The required sample size depends on:
- The expected effect size (correlation strength)
- Desired statistical power (typically 0.8)
- Significance level (typically 0.05)
- Number of variables being compared
General guidelines:
| Expected Correlation | Minimum Sample Size | Recommended Size |
|---|---|---|
| Very strong (≥0.7) | 15 | 30+ |
| Strong (0.5-0.7) | 30 | 50+ |
| Moderate (0.3-0.5) | 50 | 80+ |
| Weak (<0.3) | 100 | 200+ |
For multiple comparisons (many variables), use Bonferroni correction or false discovery rate methods to control for Type I errors.
Can I use correlation with categorical variables?
Standard correlation methods require continuous variables, but you have options for categorical data:
- Binary categorical: Use point-biserial correlation (one binary, one continuous)
- Ordinal categorical: Can use Spearman or Kendall Tau if you assign meaningful ranks
- Nominal categorical: Use Cramer’s V or other association measures
- Multiple categories: Consider ANOVA or chi-square tests instead
Example transformations:
- Gender (male/female) → 0/1 for point-biserial
- Education level (high school, college, graduate) → 1,2,3 for Spearman
- Color preferences → Use chi-square test instead
How do I handle missing data in correlation analysis?
Missing data can significantly impact correlation results. Here are your options:
- Listwise deletion: Remove any row with missing values (reduces sample size)
- Pairwise deletion: Use all available data for each pair (can cause inconsistent sample sizes)
- Mean imputation: Replace missing values with the variable’s mean (underestimates variance)

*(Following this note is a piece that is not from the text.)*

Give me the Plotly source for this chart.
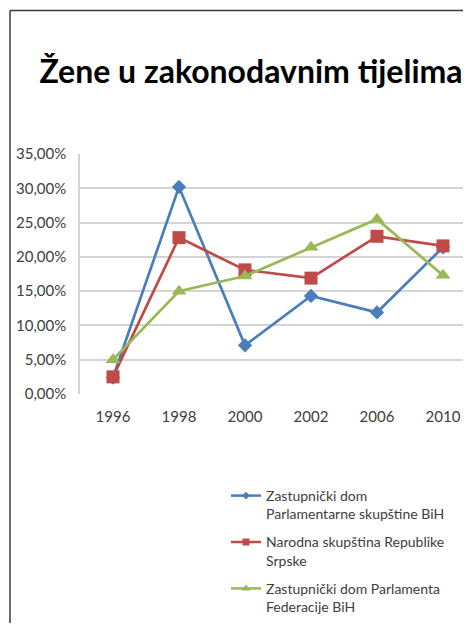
import plotly.graph_objects as go

categories = ["1996", "1998", "2000", "2002", "2006", "2010"]
parl_bih = [0.024, 0.302, 0.071, 0.143, 0.119, 0.214]
nar_rs = [0.025, 0.228, 0.181, 0.169, 0.230, 0.216]
parl_fbih = [0.050, 0.150, 0.172, 0.214, 0.255, 0.173]
names = ["Zastupnički dom<br>Parlamentarne skupštine BiH",
         "Narodna skupština Republike<br>Srpske",
         "Zastupnički dom Parlamenta<br>Federacije BiH"]
colors = ["#4A7EBB", "#BE4B48", "#98B954"]
symbols = ["diamond", "square", "triangle-up"]
sizes = [11, 13, 13]
legend_sizes = [6, 7, 8]

# the page has an 8px body margin; figure sized to fit the window
W, H = 455, 615
L, R, T, B = 72, 0, 146, 228
pw, ph = W - L - R, H - T - B

def px(x):
    return (x - L) / pw

def py(y):
    return (H - B - y) / ph

fig = go.Figure()
for i, (vals, n, c, s, sz) in enumerate(zip([parl_bih, nar_rs, parl_fbih], names, colors, symbols, sizes)):
    fig.add_trace(go.Scatter(x=categories, y=vals, name=n, mode="lines+markers",
                             showlegend=False, legendgroup=f"g{i}",
                             line=dict(color=c, width=2.7),
                             marker=dict(symbol=s, size=sz, color=c)))
for i, (n, c, s, sz) in enumerate(zip(names, colors, symbols, legend_sizes)):
    fig.add_trace(go.Scatter(x=[None], y=[None], name=n, mode="lines+markers",
                             legendgroup=f"g{i}",
                             line=dict(color=c, width=2.5),
                             marker=dict(symbol=s, size=sz, color=c)))

fig.update_layout(
    width=W, height=H,
    margin=dict(l=L, r=R, t=T, b=B),
    paper_bgcolor="white", plot_bgcolor="white",
    font=dict(family="Lato", size=14, color="#404040"),
    separators=", ",
    title=dict(text="<b>Žene u zakonodavnim tijelima</b>", x=243 / W, xanchor="center",
               xref="container", yref="container", y=1 - 64 / H, yanchor="middle",
               font=dict(family="Lato", size=32, color="black")),
    showlegend=True,
    legend=dict(x=px(218), y=py(473), xanchor="left", yanchor="top",
                font=dict(family="Lato", size=14, color="#404040"),
                traceorder="grouped",
                valign="top", tracegroupgap=7, itemwidth=30, bgcolor="rgba(0,0,0,0)"),
    xaxis=dict(type="category", range=[-0.5, -0.5 + pw / 66.0], showgrid=False,
               showline=False, ticks="", tickfont=dict(size=15, color="#404040"),
               zeroline=False, ticklabelstandoff=12),
    yaxis=dict(range=[0, 0.35], dtick=0.05, tickformat=".2%", showgrid=True,
               gridcolor="#D4D4D4", gridwidth=1.5, showline=True, linecolor="#D4D4D4",
               linewidth=1.5, ticks="", zeroline=False, ticklabelstandoff=9,
               tickfont=dict(size=15, color="#404040")),
    shapes=[
        dict(type="line", xref="paper", yref="paper", x0=px(2), x1=px(2), y0=py(H + 5), y1=py(2),
             line=dict(color="#3A3A3A", width=1.5)),
        dict(type="line", xref="paper", yref="paper", x0=px(2), x1=px(W + 5), y0=py(2), y1=py(2),
             line=dict(color="#3A3A3A", width=1.5)),
    ],
)

fig.write_html("out.html")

- Regression imputation: Predict missing values using other variables
- Multiple imputation: Create several complete datasets and combine results
Best practices:
- If <5% missing: Listwise deletion is often acceptable
- If 5-15% missing: Use multiple imputation
- If >15% missing: Consider whether analysis is appropriate
- Always report how missing data was handled
What are some common mistakes to avoid?
Avoid these pitfalls in correlation analysis:
- Ignoring assumptions: Pearson assumes linearity and normal distribution
- Small sample sizes: Can produce unreliable or extreme correlations
- Outliers: Can dramatically inflate or deflate correlation values
- Restricted range: Limited variability reduces correlation strength
- Multiple testing: Increases chance of false positives without correction
- Confounding variables: Failing to account for third variables that explain the relationship
- Overinterpreting: Treating correlation as causation or practical significance
- Data dredging: Testing many variables without a priori hypotheses
Pro tip: Always visualize your data with scatterplots before calculating correlations to check for non-linear patterns or outliers.
How can I visualize correlation matrices effectively?
Effective visualization helps interpret complex correlation matrices:
- Heatmaps: Color-coded matrices with gradient scales (blue to red)
- Correlograms: Combine matrix with scatterplots for each pair
- Network diagrams: Show only strong correlations as connected nodes
- Hierarchical clustering: Group similar variables together
- 3D plots: For visualizing three-variable relationships
Design tips:
- Use a diverging color scale centered at zero
- Include the correlation values in each cell
- Sort variables to group similar ones together
- Add significance indicators (stars for p-values)
- Consider interactive visualizations for large matrices
Tools: R (ggplot2, corrplot), Python (seaborn, matplotlib), Tableau, or our built-in visualization above.